# START OF Listed entries

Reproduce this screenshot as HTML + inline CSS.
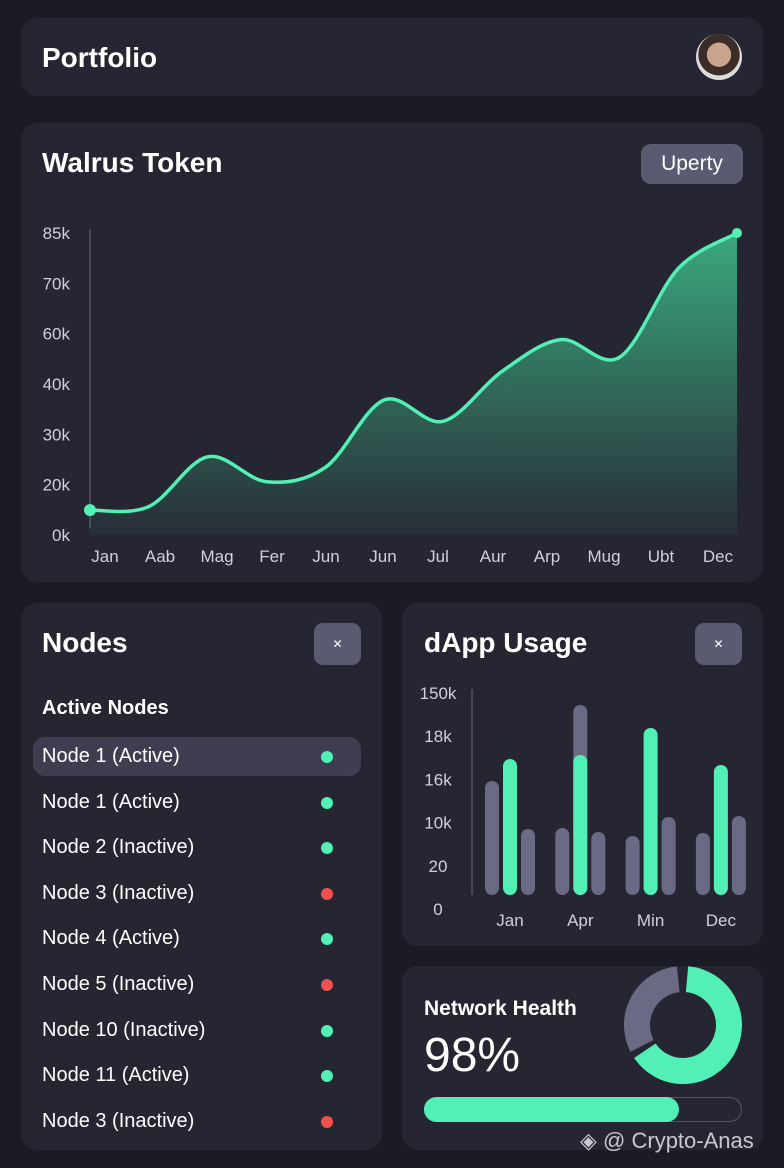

# END OF Listed entries
# START OF Listed entries

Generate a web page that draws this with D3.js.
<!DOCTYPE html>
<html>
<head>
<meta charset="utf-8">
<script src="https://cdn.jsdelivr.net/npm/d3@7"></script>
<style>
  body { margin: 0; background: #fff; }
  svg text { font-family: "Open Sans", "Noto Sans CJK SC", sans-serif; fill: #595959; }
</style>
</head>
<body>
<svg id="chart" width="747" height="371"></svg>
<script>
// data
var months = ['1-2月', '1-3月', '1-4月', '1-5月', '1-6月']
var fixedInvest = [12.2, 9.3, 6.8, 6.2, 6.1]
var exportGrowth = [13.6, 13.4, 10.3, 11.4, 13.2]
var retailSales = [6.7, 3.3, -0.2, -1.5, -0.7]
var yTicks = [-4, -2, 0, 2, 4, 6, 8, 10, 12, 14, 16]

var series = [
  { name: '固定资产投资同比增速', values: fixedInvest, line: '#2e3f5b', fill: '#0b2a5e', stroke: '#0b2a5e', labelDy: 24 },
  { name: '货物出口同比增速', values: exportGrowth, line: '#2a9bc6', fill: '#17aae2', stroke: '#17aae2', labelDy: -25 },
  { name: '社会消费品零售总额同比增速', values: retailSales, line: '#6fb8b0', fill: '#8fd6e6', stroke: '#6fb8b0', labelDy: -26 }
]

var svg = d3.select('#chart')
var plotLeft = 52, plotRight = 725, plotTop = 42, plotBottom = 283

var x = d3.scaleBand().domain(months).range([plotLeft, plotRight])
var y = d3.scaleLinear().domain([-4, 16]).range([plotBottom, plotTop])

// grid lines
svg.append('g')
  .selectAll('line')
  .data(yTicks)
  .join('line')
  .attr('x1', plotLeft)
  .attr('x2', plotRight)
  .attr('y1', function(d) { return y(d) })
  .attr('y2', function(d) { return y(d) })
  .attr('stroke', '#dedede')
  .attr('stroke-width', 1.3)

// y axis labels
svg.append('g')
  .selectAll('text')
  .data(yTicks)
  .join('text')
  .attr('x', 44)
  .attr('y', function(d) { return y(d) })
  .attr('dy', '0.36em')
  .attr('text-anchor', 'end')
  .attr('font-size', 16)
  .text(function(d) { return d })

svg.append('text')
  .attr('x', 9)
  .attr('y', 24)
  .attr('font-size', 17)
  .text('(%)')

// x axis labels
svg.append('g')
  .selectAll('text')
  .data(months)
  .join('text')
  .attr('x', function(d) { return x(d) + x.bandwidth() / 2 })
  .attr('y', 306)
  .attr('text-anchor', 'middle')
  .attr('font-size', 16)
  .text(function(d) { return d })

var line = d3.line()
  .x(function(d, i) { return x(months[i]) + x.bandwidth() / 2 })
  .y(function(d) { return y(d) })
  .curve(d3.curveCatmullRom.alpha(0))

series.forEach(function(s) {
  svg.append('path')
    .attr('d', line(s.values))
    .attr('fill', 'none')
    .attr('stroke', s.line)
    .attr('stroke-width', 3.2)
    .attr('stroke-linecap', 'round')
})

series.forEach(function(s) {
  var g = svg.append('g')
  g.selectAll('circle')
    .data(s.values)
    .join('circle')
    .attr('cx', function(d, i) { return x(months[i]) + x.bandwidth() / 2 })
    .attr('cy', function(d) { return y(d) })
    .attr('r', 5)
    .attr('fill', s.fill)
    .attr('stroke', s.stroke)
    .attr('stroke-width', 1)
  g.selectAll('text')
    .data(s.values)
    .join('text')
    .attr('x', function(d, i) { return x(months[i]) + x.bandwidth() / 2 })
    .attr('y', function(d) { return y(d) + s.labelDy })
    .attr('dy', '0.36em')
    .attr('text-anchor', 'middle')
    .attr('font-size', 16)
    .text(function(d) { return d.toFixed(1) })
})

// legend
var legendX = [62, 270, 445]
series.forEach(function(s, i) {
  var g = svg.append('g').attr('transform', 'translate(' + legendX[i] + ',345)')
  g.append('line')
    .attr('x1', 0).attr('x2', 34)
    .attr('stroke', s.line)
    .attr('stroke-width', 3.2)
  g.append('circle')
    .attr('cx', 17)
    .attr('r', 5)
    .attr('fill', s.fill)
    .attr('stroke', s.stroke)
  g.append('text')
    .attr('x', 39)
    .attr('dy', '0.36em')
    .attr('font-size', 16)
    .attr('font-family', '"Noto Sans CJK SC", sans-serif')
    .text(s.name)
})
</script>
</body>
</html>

# END OF Listed entries

*Problem*. Starting at the line that contains "Generate a web" and stopping at the line that contains "d3.scaleLinear().domain([-4, 16]).range([plotBottom, plotTop])", transcribe the lines exactly; both boundary lines are to be included.

*Solution*.
Generate a web page that draws this with D3.js.
<!DOCTYPE html>
<html>
<head>
<meta charset="utf-8">
<script src="https://cdn.jsdelivr.net/npm/d3@7"></script>
<style>
  body { margin: 0; background: #fff; }
  svg text { font-family: "Open Sans", "Noto Sans CJK SC", sans-serif; fill: #595959; }
</style>
</head>
<body>
<svg id="chart" width="747" height="371"></svg>
<script>
// data
var months = ['1-2月', '1-3月', '1-4月', '1-5月', '1-6月']
var fixedInvest = [12.2, 9.3, 6.8, 6.2, 6.1]
var exportGrowth = [13.6, 13.4, 10.3, 11.4, 13.2]
var retailSales = [6.7, 3.3, -0.2, -1.5, -0.7]
var yTicks = [-4, -2, 0, 2, 4, 6, 8, 10, 12, 14, 16]

var series = [
  { name: '固定资产投资同比增速', values: fixedInvest, line: '#2e3f5b', fill: '#0b2a5e', stroke: '#0b2a5e', labelDy: 24 },
  { name: '货物出口同比增速', values: exportGrowth, line: '#2a9bc6', fill: '#17aae2', stroke: '#17aae2', labelDy: -25 },
  { name: '社会消费品零售总额同比增速', values: retailSales, line: '#6fb8b0', fill: '#8fd6e6', stroke: '#6fb8b0', labelDy: -26 }
]

var svg = d3.select('#chart')
var plotLeft = 52, plotRight = 725, plotTop = 42, plotBottom = 283

var x = d3.scaleBand().domain(months).range([plotLeft, plotRight])
var y = d3.scaleLinear().domain([-4, 16]).range([plotBottom, plotTop])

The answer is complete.